Игорь Владимирович Курукин На пути в Индию Персидский поход 1722–1723 гг.


Вступление императора Петра I Великого в Тарки 13 июня 1722 года. Картина Ф.А. Рубо. 1893 г. (Дагестанский музей изобразительных искусств им. П.С. Гамзатовой)

Предисловие

Се знойные Каспийски бреги,

Где, варварски презрев набеги,

Сквозь степь и блата Пётр прошёл…

М.В. Ломоносов.
Ода на день восшествия на престол ея
императорского величества государыни
императрицы Елисаветы Петровны 1748 года
«…Тако в сих краях, с помощию Божиего, фут получили, чем вас поздравляем» — на радостях писал 30 августа 1722 года Пётр I в Петербург из только что открывшего ему ворота Дербента. Поход на Каспий стал отправной точкой «Кавказских войн», — длительного процесса присоединения к России территорий от Кубани и Терека до сложившихся в XIX в. границ с Турцией и Ираном. Неудивительно, что тогда же стали появляться первые исторические описания этого предприятия[1], полковые истории[2], труды биографического жанра[3], порой содержавшие утраченные впоследствии или труднодоступные источники, и публикации документов, не потерявшие значения до нашего времени[4].

В 1951 году вышла первая и единственная в советское время монография В.П. Лысцова, посвящённая этому петровскому «проекту»[5]. Автор подробно рассмотрел предысторию военно-политической акции и её ход. Однако он сразу же подвергся критике за стремление выявить «якобы имевшие место» экономические цели петровского похода, в результате чего, по мнению рецензента, продемонстрировал не «прогрессивный характер присоединения неиранских народов», находившихся «под турецким игом и персидским гнётом», а «стремление [России] к захватам»[6]. Добротно сделанная монография, однако, не исчерпывает всех имеющихся источников. С тех пор в отечественной историографии не было отдельных исследований по теме, за исключением очерков и экскурсов в работах военно-исторической тематики[7] и в трудах, посвящённых внешней политике России XVIII столетия[8]. В последнее время вышли публикации ряда документов и статей, характеризующих положение Низового корпуса[9].

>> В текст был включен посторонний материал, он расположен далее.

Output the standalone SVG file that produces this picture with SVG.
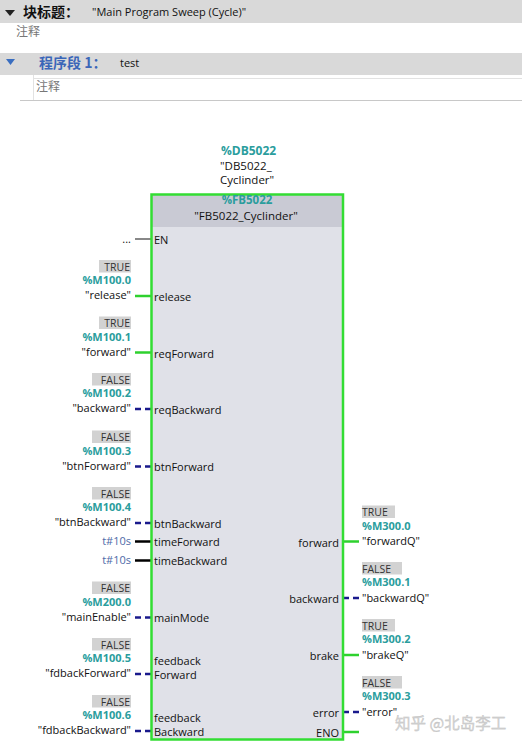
<svg xmlns="http://www.w3.org/2000/svg" width="522" height="746" viewBox="0 0 522 746">
<style>
text{font-family:"Open Sans","Noto Sans","DejaVu Sans",sans-serif;font-size:11px;fill:#111}
.cjk{font-family:"Noto Sans CJK SC",sans-serif}
.addr{fill:#2a9d9d;font-weight:bold;font-size:11px}
.val{fill:#333;font-size:10.5px}
.vb{fill:#d2d2d2}
.time{fill:#4e6aa8}
.e{text-anchor:end}
.m{text-anchor:middle}
.on{stroke:#2ed12e;stroke-width:2.5}
.off{stroke:#1a1a8c;stroke-width:2.5;stroke-dasharray:6 4}
.blk{stroke:#000;stroke-width:2.5}
.gry{stroke:#888;stroke-width:2}
</style>
<rect width="522" height="746" fill="#fff"/>
<g id="block-title">
<rect x="0" y="0" width="522" height="23" fill="#d9d9d9"/>
<path d="M5,10 L15,10 L10,16 Z" fill="#222"/>
<text x="23" y="17" class="cjk" style="font-size:14px;font-weight:bold">块标题：</text>
<text x="92" y="16">"Main Program Sweep (Cycle)"</text>
<text x="16" y="36" class="cjk" style="font-size:12px;fill:#777">注释</text>
</g>
<g id="network-title">
<rect x="0" y="53" width="522" height="22" fill="#d9d9d9"/>
<path d="M6,59 L15,59 L10.5,65 Z" fill="#3a6ec0"/>
<text x="39" y="68" class="cjk" style="font-size:14px;font-weight:bold;fill:#3b66b8">程序段 1：</text>
<text x="120" y="67">test</text>
<line x1="33" y1="78.5" x2="522" y2="78.5" stroke="#e2e2e2"/>
<line x1="33.5" y1="75" x2="33.5" y2="100" stroke="#e2e2e2"/>
<text x="36" y="91" class="cjk" style="font-size:12px;fill:#777">注释</text>
<line x1="20" y1="100.5" x2="522" y2="100.5" stroke="#c8c8c8"/>
</g>
<g id="instance-db">
<text x="221" y="155" class="addr" style="font-size:12px">%DB5022</text>
<text x="220" y="170" style="font-size:11.5px">"DB5022_</text>
<text x="220" y="184" style="font-size:11.5px">Cyclinder"</text>
</g>
<g id="connectors">
<line x1="135" y1="239" x2="151" y2="239" class="gry"/>
<line x1="135" y1="296" x2="151" y2="296" class="on"/>
<line x1="135" y1="352.5" x2="151" y2="352.5" class="on"/>
<line x1="135" y1="409" x2="151" y2="409" class="off"/>
<line x1="135" y1="466.5" x2="151" y2="466.5" class="off"/>
<line x1="135" y1="523" x2="151" y2="523" class="off"/>
<line x1="135" y1="541.5" x2="151" y2="541.5" class="blk"/>
<line x1="135" y1="560.5" x2="151" y2="560.5" class="blk"/>
<line x1="135" y1="617.5" x2="151" y2="617.5" class="off"/>
<line x1="135" y1="674" x2="151" y2="674" class="off"/>
<line x1="135" y1="731" x2="151" y2="731" class="off"/>
<line x1="343" y1="541.5" x2="359" y2="541.5" class="on"/>
<line x1="343" y1="598" x2="359" y2="598" class="off"/>
<line x1="343" y1="655" x2="359" y2="655" class="on"/>
<line x1="343" y1="712" x2="359" y2="712" class="off"/>
<line x1="343" y1="732" x2="359" y2="732" class="on"/>
</g>
<g id="fb-block">
<rect x="151.5" y="194.5" width="191.5" height="545" fill="#e0e1e8"/>
<rect x="151.5" y="194.5" width="191.5" height="32.5" fill="#c9cad4"/>
<rect x="151.5" y="194.5" width="191.5" height="545" fill="none" stroke="#33dd33" stroke-width="2.5"/>
<text x="247" y="204" class="addr m" style="font-size:11.5px">%FB5022</text>
<text x="246" y="220" class="m" style="font-size:11.5px">"FB5022_Cyclinder"</text>
<text x="154" y="244">EN</text>
<text x="154" y="301">release</text>
<text x="154" y="358">reqForward</text>
<text x="154" y="414">reqBackward</text>
<text x="154" y="471">btnForward</text>
<text x="154" y="528">btnBackward</text>
<text x="154" y="546">timeForward</text>
<text x="154" y="565">timeBackward</text>
<text x="154" y="622">mainMode</text>
<text x="154" y="665">feedback</text>
<text x="154" y="679">Forward</text>
<text x="154" y="722">feedback</text>
<text x="154" y="736">Backward</text>
<text x="339" y="547" class="e">forward</text>
<text x="339" y="603" class="e">backward</text>
<text x="339" y="660" class="e">brake</text>
<text x="339" y="717" class="e">error</text>
<text x="339" y="737" class="e">ENO</text>
</g>
<g id="in-en"><text x="131" y="243" class="e">...</text></g>
<g id="in-release">
<rect x="99" y="260" width="32" height="12.5" class="vb"/>
<text x="130" y="270.5" class="e val">TRUE</text>
<text x="131" y="284" class="e addr">%M100.0</text>
<text x="131" y="299" class="e">"release"</text>
</g>
<g id="in-reqForward">
<rect x="99" y="316.5" width="32" height="12.5" class="vb"/>
<text x="130" y="327" class="e val">TRUE</text>
<text x="131" y="340.5" class="e addr">%M100.1</text>
<text x="131" y="355.5" class="e">"forward"</text>
</g>
<g id="in-reqBackward">
<rect x="92" y="373" width="39" height="12.5" class="vb"/>
<text x="130" y="383.5" class="e val">FALSE</text>
<text x="131" y="397" class="e addr">%M100.2</text>
<text x="131" y="412" class="e">"backward"</text>
</g>
<g id="in-btnForward">
<rect x="92" y="430.5" width="39" height="12.5" class="vb"/>
<text x="130" y="441" class="e val">FALSE</text>
<text x="131" y="454.5" class="e addr">%M100.3</text>
<text x="131" y="469.5" class="e">"btnForward"</text>
</g>
<g id="in-btnBackward">
<rect x="92" y="487" width="39" height="12.5" class="vb"/>
<text x="130" y="497.5" class="e val">FALSE</text>
<text x="131" y="511" class="e addr">%M100.4</text>
<text x="131" y="526" class="e">"btnBackward"</text>
</g>
<g id="in-timeForward"><text x="131" y="545" class="e time">t#10s</text></g>
<g id="in-timeBackward"><text x="131" y="564" class="e time">t#10s</text></g>
<g id="in-mainMode">
<rect x="92" y="581.5" width="39" height="12.5" class="vb"/>
<text x="130" y="592" class="e val">FALSE</text>
<text x="131" y="605.5" class="e addr">%M200.0</text>
<text x="131" y="620.5" class="e">"mainEnable"</text>
</g>
<g id="in-feedbackForward">
<rect x="92" y="638" width="39" height="12.5" class="vb"/>
<text x="130" y="648.5" class="e val">FALSE</text>
<text x="131" y="662" class="e addr">%M100.5</text>
<text x="131" y="677" class="e">"fdbackForward"</text>
</g>
<g id="in-feedbackBackward">
<rect x="92" y="695" width="39" height="12.5" class="vb"/>
<text x="130" y="705.5" class="e val">FALSE</text>
<text x="131" y="719" class="e addr">%M100.6</text>
<text x="131" y="734" class="e">"fdbackBackward"</text>
</g>
<g id="out-forward">
<rect x="362" y="505.5" width="33" height="12.5" class="vb"/>
<text x="362" y="516" class="val">TRUE</text>
<text x="362" y="529.5" class="addr">%M300.0</text>
<text x="362" y="545">"forwardQ"</text>
</g>
<g id="out-backward">
<rect x="362" y="562" width="40" height="12.5" class="vb"/>
<text x="362" y="572.5" class="val">FALSE</text>
<text x="362" y="586" class="addr">%M300.1</text>
<text x="362" y="601.5">"backwardQ"</text>
</g>
<g id="out-brake">
<rect x="362" y="619" width="33" height="12.5" class="vb"/>
<text x="362" y="629.5" class="val">TRUE</text>
<text x="362" y="643" class="addr">%M300.2</text>
<text x="362" y="658.5">"brakeQ"</text>
</g>
<g id="out-error">
<rect x="362" y="676" width="40" height="12.5" class="vb"/>
<text x="362" y="686.5" class="val">FALSE</text>
<text x="362" y="700" class="addr">%M300.3</text>
<text x="362" y="715.5">"error"</text>
</g>
<g id="watermark">
<text x="395" y="729" class="cjk" style="font-size:15.5px;fill:#d4d4d4;stroke:#bdbdbd;stroke-width:0.3">知乎 @北岛李工</text>
</g>
</svg>
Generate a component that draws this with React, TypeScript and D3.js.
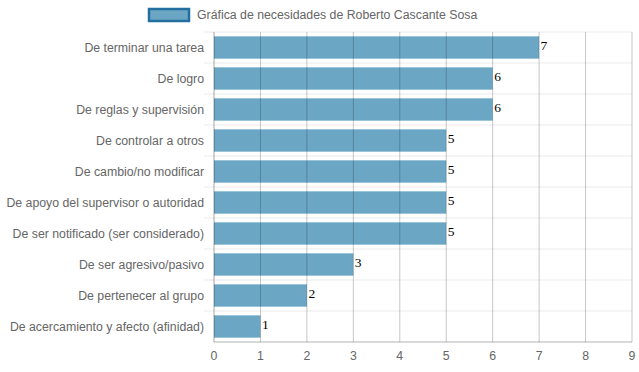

Другие аспекты пребывания российских войск и администрации в Прикаспии рассматривались в работах историков бывших советских союзных и автономных республик под углом зрения истории данного региона и народа и преимущественно с позиции совместной борьбы против турецких или иранских притязаний[10]. Появлялись подобные исследования и позднее[11], но уже с иными оценками: былые «содействие экономическому развитию» и защита «от грабежей и насилий иранских захватчиков и турецких наймитов» именуются оккупацией, а «измены сепаратистски настроенных местных феодалов» — «антиколониальными выступлениями в русской оккупационной зоне». Прежняя «помощь» со стороны России соответственно трактуется как реализация собственных планов или стремление к «порабощению» закавказских народов[12].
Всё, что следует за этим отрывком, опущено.